Print the listing from its top line through the line containing "ax.plot([-19, -12, -4], [284, 297, 283], color=ink, lw=1.3)", nothing more, and leave out the pictures.
---
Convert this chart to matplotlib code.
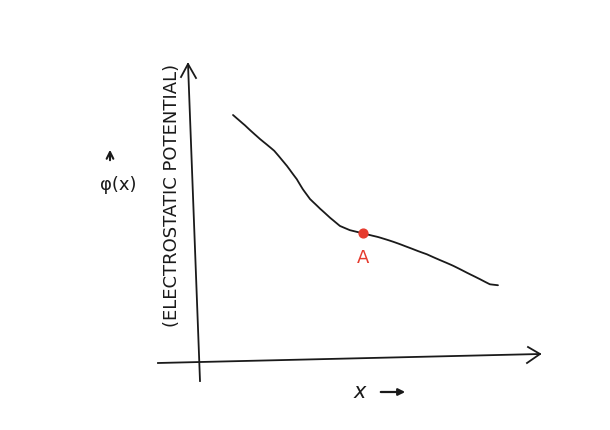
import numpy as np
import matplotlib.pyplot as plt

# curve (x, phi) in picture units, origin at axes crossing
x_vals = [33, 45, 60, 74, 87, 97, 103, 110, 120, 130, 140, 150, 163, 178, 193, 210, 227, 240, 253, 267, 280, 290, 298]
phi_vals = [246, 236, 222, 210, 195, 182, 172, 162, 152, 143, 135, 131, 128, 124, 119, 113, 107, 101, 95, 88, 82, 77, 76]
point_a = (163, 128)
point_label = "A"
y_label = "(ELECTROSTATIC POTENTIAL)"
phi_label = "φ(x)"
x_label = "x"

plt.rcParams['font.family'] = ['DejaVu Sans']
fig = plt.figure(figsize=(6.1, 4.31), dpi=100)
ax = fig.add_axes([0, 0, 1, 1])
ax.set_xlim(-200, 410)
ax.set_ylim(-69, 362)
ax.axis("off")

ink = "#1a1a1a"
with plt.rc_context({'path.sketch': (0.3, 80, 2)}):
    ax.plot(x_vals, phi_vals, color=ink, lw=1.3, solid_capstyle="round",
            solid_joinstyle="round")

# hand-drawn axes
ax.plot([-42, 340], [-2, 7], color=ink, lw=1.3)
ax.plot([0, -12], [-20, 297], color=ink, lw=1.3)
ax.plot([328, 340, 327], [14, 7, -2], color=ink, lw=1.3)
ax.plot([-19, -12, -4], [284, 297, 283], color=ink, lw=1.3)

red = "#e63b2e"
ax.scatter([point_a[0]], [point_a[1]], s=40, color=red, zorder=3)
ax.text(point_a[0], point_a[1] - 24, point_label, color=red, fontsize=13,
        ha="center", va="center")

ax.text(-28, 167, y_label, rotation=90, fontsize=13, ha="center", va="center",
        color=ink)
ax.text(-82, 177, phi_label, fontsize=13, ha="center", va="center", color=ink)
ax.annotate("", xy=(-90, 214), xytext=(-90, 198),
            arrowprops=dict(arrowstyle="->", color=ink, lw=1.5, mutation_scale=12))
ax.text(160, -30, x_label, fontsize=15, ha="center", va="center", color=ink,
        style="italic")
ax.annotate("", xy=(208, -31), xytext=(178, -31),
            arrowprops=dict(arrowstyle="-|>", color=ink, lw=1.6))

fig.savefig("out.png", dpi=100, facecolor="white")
---
◆ **The output**:
Convert this chart to matplotlib code.
import numpy as np
import matplotlib.pyplot as plt

# curve (x, phi) in picture units, origin at axes crossing
x_vals = [33, 45, 60, 74, 87, 97, 103, 110, 120, 130, 140, 150, 163, 178, 193, 210, 227, 240, 253, 267, 280, 290, 298]
phi_vals = [246, 236, 222, 210, 195, 182, 172, 162, 152, 143, 135, 131, 128, 124, 119, 113, 107, 101, 95, 88, 82, 77, 76]
point_a = (163, 128)
point_label = "A"
y_label = "(ELECTROSTATIC POTENTIAL)"
phi_label = "φ(x)"
x_label = "x"

plt.rcParams['font.family'] = ['DejaVu Sans']
fig = plt.figure(figsize=(6.1, 4.31), dpi=100)
ax = fig.add_axes([0, 0, 1, 1])
ax.set_xlim(-200, 410)
ax.set_ylim(-69, 362)
ax.axis("off")

ink = "#1a1a1a"
with plt.rc_context({'path.sketch': (0.3, 80, 2)}):
    ax.plot(x_vals, phi_vals, color=ink, lw=1.3, solid_capstyle="round",
            solid_joinstyle="round")

# hand-drawn axes
ax.plot([-42, 340], [-2, 7], color=ink, lw=1.3)
ax.plot([0, -12], [-20, 297], color=ink, lw=1.3)
ax.plot([328, 340, 327], [14, 7, -2], color=ink, lw=1.3)
ax.plot([-19, -12, -4], [284, 297, 283], color=ink, lw=1.3)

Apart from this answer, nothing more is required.